Count how many lines in the material below hold the word "with"; the reply is that number alone.

EXERCISE INPUTS -
* * *

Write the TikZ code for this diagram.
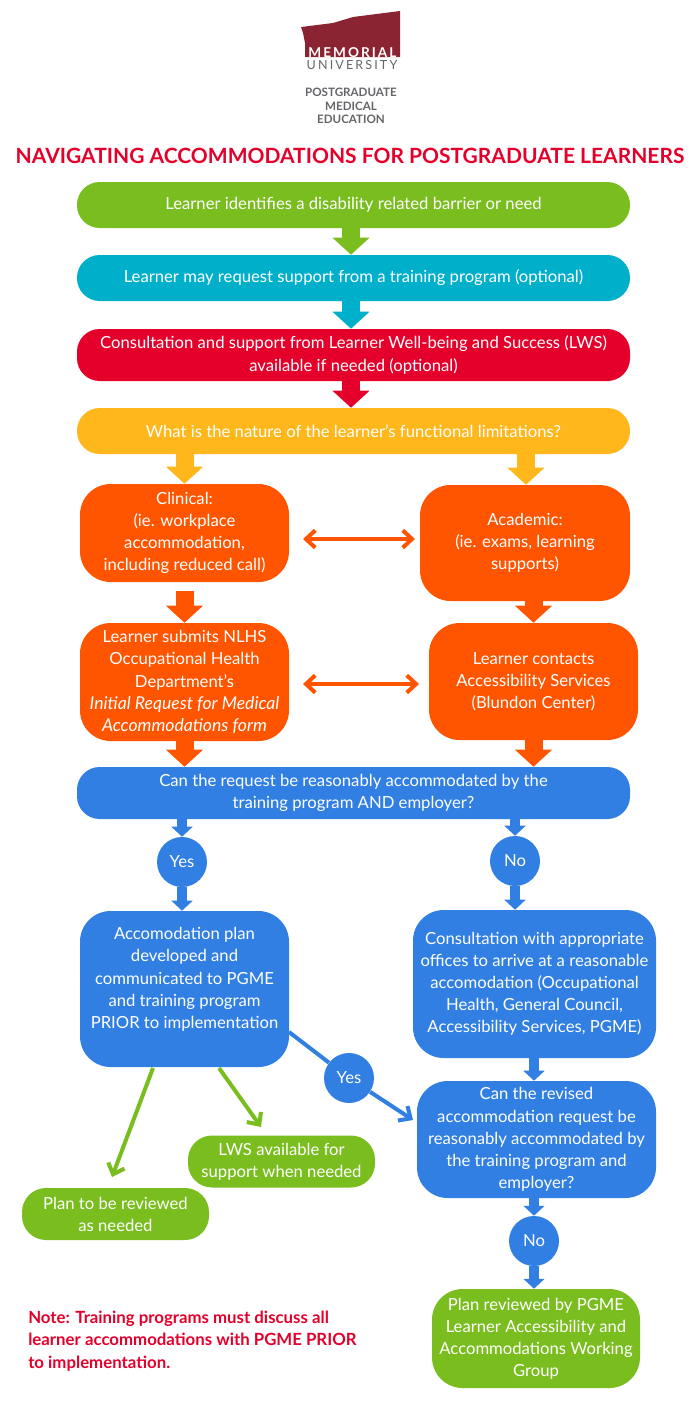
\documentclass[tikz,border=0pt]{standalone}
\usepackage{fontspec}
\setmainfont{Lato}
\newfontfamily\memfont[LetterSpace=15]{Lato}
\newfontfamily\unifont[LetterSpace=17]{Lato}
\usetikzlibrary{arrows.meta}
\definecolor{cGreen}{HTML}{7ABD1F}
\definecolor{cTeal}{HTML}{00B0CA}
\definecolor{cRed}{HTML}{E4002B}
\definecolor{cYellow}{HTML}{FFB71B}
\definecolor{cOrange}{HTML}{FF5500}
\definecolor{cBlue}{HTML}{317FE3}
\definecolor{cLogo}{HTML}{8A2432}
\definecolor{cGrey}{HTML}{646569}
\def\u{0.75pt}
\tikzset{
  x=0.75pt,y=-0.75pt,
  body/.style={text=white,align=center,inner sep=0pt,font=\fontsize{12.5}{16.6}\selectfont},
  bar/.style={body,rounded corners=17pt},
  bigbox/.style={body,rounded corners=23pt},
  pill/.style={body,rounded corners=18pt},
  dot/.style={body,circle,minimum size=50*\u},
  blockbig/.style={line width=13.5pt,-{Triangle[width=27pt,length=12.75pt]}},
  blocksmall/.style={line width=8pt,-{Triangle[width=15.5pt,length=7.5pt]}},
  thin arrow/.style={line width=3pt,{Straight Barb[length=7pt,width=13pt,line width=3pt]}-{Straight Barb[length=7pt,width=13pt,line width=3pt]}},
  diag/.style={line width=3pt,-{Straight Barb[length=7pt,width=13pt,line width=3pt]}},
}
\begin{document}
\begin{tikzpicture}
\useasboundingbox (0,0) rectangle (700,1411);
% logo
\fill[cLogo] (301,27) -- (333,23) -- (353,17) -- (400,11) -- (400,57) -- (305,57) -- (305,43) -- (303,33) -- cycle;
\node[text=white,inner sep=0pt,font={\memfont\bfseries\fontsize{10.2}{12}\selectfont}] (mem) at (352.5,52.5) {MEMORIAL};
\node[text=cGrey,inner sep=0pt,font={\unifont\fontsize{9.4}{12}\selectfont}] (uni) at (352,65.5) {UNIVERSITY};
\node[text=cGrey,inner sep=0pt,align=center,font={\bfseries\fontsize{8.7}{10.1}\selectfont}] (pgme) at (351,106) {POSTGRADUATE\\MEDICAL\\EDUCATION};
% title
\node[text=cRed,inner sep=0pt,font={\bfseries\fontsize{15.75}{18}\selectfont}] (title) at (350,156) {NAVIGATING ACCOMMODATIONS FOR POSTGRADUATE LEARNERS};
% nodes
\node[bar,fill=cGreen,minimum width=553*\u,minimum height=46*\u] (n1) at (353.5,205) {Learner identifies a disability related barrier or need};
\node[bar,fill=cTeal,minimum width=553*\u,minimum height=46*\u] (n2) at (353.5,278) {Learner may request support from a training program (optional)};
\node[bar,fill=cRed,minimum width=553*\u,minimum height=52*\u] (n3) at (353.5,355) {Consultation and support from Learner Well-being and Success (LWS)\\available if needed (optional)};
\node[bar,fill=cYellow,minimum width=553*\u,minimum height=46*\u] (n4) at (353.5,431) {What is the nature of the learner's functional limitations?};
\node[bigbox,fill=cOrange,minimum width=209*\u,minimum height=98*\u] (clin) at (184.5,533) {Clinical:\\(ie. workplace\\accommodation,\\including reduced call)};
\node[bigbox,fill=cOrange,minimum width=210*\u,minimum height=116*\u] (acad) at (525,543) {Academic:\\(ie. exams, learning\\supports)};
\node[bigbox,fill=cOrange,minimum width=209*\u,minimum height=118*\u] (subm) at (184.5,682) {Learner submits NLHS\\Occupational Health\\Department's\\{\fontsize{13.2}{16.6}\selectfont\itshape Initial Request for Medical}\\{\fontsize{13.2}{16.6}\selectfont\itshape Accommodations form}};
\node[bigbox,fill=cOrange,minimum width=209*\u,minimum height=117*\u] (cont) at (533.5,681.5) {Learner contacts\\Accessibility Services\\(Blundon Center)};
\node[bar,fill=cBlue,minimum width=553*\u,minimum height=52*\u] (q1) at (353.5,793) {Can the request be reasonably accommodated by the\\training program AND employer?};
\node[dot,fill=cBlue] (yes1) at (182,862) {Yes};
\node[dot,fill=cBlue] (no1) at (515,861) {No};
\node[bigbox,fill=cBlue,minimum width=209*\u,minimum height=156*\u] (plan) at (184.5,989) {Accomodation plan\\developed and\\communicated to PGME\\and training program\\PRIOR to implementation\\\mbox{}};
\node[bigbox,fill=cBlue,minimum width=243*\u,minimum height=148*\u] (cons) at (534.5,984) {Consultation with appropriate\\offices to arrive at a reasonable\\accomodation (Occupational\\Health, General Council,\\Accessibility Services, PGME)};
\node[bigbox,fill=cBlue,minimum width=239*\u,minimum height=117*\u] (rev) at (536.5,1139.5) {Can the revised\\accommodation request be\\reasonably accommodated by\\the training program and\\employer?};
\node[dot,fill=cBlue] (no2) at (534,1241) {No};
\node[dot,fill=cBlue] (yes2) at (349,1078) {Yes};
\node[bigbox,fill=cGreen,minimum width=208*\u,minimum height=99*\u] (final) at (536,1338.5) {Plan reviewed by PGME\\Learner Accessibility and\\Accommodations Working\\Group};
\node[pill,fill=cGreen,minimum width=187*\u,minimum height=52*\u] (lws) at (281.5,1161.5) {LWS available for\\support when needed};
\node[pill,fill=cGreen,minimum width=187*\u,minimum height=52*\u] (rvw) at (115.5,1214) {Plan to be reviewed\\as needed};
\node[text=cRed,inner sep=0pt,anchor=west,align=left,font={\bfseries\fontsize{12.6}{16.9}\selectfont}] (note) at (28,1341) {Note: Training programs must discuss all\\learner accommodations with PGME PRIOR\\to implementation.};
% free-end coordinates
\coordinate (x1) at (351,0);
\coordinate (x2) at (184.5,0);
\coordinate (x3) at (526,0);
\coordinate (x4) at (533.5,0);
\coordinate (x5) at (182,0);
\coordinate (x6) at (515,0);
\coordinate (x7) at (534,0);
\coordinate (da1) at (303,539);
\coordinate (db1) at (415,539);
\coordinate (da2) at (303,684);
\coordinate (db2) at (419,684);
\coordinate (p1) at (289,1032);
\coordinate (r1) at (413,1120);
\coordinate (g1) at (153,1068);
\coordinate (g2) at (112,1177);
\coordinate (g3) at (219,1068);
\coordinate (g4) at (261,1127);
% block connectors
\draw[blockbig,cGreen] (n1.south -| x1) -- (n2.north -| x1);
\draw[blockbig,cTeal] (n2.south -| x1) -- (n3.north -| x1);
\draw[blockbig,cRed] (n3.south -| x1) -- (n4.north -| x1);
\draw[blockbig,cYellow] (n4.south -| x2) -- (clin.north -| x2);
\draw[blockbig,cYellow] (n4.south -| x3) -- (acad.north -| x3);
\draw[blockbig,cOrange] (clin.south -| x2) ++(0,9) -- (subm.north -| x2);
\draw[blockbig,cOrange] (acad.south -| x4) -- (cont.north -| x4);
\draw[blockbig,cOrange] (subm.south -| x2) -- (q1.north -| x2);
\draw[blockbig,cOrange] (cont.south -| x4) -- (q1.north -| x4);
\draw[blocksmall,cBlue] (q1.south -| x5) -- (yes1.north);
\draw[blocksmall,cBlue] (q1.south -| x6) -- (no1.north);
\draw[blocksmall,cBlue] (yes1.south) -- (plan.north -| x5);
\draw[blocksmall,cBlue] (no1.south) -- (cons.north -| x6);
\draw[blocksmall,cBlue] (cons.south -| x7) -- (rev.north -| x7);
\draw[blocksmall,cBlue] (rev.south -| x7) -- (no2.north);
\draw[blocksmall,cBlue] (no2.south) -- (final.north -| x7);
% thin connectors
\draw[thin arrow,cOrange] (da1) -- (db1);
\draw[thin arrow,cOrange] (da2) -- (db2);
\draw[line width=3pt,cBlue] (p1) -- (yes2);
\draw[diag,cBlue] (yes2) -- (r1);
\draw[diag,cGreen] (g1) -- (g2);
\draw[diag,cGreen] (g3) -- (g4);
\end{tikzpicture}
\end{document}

* * *

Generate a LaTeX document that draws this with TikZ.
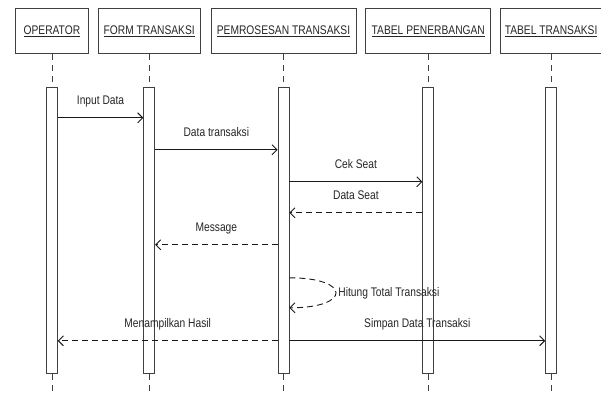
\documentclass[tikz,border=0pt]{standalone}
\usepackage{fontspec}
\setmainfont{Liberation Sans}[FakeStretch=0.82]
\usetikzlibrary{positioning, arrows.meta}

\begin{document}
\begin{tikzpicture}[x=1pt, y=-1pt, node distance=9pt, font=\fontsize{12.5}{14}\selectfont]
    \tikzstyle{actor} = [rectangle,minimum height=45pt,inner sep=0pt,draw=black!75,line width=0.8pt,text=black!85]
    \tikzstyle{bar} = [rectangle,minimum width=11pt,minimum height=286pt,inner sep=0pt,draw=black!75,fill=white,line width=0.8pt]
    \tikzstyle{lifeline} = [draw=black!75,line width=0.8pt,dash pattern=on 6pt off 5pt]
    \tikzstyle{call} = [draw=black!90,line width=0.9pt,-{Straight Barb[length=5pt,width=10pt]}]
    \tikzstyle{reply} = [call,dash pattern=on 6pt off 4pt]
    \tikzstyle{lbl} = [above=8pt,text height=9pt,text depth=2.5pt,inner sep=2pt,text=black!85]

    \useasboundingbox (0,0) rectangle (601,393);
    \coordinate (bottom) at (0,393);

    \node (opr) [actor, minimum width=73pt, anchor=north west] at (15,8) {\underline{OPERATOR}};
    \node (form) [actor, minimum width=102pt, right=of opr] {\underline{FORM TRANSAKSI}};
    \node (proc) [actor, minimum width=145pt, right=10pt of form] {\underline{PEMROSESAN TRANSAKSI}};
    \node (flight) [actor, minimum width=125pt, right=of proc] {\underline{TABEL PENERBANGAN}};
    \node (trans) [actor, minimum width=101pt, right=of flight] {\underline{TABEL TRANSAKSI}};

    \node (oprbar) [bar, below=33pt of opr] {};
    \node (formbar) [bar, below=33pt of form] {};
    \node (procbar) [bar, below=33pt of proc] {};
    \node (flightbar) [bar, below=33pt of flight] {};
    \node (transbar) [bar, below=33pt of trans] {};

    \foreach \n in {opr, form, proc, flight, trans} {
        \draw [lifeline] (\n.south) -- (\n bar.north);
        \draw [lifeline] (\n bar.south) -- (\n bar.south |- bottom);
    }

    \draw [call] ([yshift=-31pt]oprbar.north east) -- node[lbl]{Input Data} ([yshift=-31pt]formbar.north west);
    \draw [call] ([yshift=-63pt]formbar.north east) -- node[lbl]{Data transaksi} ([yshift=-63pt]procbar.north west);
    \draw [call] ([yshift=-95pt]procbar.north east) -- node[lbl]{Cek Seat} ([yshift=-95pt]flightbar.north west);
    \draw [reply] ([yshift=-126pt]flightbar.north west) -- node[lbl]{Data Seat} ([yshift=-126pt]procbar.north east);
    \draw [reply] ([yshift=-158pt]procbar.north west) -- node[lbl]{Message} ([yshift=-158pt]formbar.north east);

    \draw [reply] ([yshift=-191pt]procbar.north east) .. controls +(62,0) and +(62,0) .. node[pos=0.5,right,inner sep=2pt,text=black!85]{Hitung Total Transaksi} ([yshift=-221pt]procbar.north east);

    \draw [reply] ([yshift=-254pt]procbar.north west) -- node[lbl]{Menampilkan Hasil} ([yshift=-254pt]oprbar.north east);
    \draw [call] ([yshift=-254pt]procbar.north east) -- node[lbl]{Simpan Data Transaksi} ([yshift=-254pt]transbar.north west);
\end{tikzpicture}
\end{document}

* * *

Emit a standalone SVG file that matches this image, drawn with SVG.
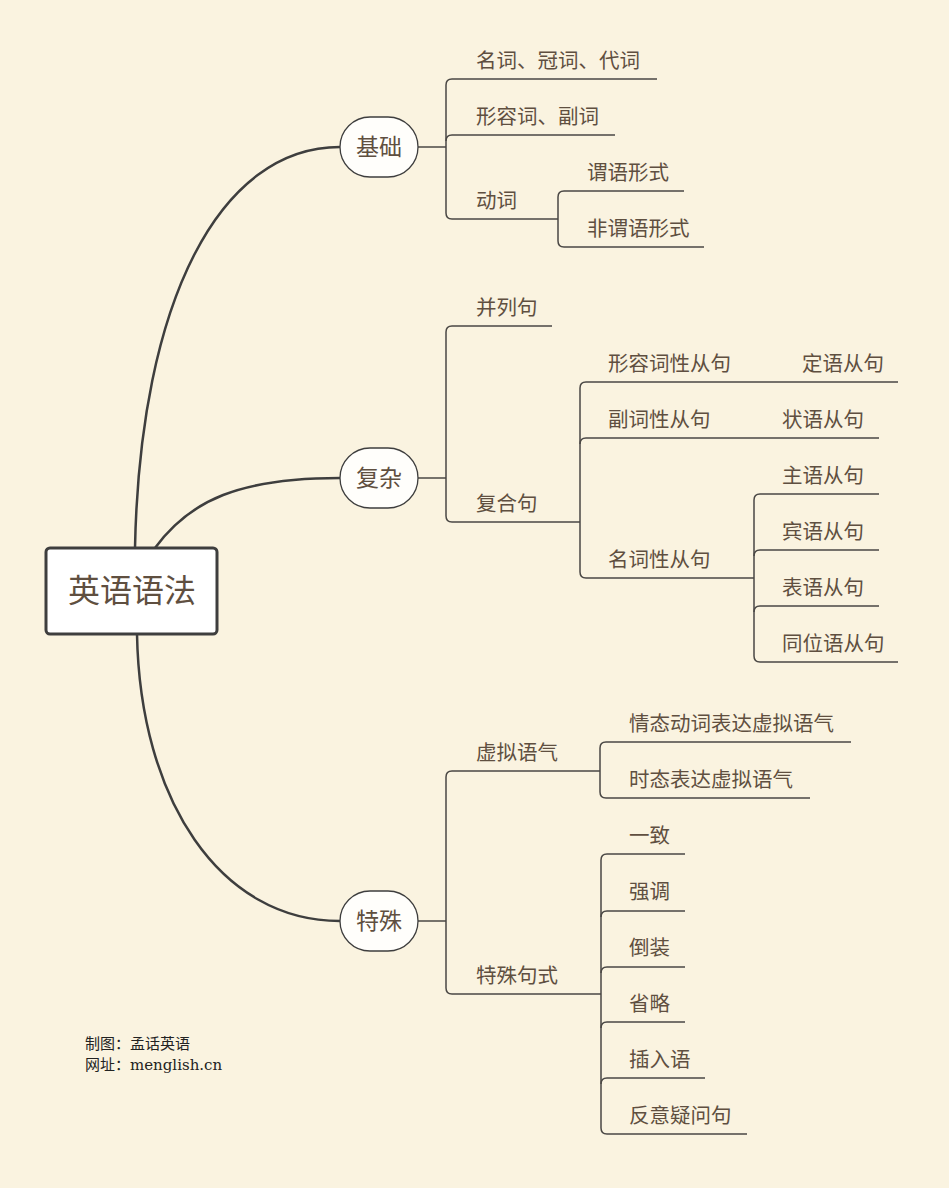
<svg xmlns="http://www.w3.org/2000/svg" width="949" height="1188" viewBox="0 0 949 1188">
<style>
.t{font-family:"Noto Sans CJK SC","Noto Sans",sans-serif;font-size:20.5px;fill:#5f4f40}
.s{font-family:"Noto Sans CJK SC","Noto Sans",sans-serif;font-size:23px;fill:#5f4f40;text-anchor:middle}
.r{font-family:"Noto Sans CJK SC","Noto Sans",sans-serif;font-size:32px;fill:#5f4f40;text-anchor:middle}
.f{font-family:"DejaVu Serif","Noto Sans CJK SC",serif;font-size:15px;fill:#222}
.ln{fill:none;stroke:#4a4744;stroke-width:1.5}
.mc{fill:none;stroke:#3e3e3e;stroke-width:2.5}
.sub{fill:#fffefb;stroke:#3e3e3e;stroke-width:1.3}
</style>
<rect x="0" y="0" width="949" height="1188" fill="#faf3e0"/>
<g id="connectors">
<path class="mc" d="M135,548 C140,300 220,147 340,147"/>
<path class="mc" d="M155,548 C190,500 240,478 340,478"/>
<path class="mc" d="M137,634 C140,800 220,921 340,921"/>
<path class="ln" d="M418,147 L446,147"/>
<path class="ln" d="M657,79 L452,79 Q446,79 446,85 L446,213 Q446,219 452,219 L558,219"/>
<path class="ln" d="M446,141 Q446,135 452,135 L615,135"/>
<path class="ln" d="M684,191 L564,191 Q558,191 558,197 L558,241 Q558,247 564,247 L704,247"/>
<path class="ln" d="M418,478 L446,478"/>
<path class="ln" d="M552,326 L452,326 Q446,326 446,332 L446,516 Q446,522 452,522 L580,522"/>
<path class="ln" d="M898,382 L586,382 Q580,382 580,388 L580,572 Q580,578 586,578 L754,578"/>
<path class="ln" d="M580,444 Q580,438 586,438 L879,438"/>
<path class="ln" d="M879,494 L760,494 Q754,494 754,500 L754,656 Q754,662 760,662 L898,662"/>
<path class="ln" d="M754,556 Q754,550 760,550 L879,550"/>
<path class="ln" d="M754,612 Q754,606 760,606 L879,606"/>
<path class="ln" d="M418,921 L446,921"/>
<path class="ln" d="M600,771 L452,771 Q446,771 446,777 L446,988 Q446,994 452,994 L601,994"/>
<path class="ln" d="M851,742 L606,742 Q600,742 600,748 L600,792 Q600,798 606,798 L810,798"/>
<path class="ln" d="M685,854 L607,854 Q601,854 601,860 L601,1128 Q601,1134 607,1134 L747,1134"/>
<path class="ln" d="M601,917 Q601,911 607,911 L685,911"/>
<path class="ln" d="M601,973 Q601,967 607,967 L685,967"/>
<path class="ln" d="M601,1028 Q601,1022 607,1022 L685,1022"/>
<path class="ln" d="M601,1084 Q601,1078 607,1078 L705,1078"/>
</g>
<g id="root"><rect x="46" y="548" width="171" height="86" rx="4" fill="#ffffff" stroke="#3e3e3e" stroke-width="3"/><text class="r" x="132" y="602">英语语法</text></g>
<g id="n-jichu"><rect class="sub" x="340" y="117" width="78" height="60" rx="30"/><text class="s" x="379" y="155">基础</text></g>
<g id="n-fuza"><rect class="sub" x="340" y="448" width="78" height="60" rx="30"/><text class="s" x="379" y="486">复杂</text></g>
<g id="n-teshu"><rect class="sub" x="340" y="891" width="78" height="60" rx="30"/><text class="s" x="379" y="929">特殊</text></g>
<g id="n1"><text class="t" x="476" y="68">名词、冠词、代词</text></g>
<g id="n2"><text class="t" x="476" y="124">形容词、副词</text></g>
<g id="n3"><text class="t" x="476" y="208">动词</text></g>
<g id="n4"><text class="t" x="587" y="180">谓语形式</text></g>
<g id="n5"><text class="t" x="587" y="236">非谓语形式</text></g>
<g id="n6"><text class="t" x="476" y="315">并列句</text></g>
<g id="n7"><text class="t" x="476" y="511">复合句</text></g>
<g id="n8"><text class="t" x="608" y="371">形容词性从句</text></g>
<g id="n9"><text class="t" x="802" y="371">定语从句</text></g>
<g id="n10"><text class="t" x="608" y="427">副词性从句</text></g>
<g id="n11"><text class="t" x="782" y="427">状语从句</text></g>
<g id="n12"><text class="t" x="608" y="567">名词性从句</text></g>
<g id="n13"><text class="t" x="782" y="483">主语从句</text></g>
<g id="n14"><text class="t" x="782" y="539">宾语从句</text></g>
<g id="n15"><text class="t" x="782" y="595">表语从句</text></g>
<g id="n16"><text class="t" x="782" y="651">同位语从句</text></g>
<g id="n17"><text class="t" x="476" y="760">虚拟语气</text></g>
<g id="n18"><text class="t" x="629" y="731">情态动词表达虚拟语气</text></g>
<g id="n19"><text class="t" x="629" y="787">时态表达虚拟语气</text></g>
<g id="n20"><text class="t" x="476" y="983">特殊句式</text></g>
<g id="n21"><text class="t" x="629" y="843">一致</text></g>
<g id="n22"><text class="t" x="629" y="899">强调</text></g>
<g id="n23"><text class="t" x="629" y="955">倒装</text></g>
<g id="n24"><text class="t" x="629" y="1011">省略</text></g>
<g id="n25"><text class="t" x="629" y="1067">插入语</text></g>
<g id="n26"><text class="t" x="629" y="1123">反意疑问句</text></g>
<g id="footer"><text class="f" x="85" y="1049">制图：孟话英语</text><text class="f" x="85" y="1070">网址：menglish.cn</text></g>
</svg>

* * *

OUTPUT OF THE EXERCISE - 4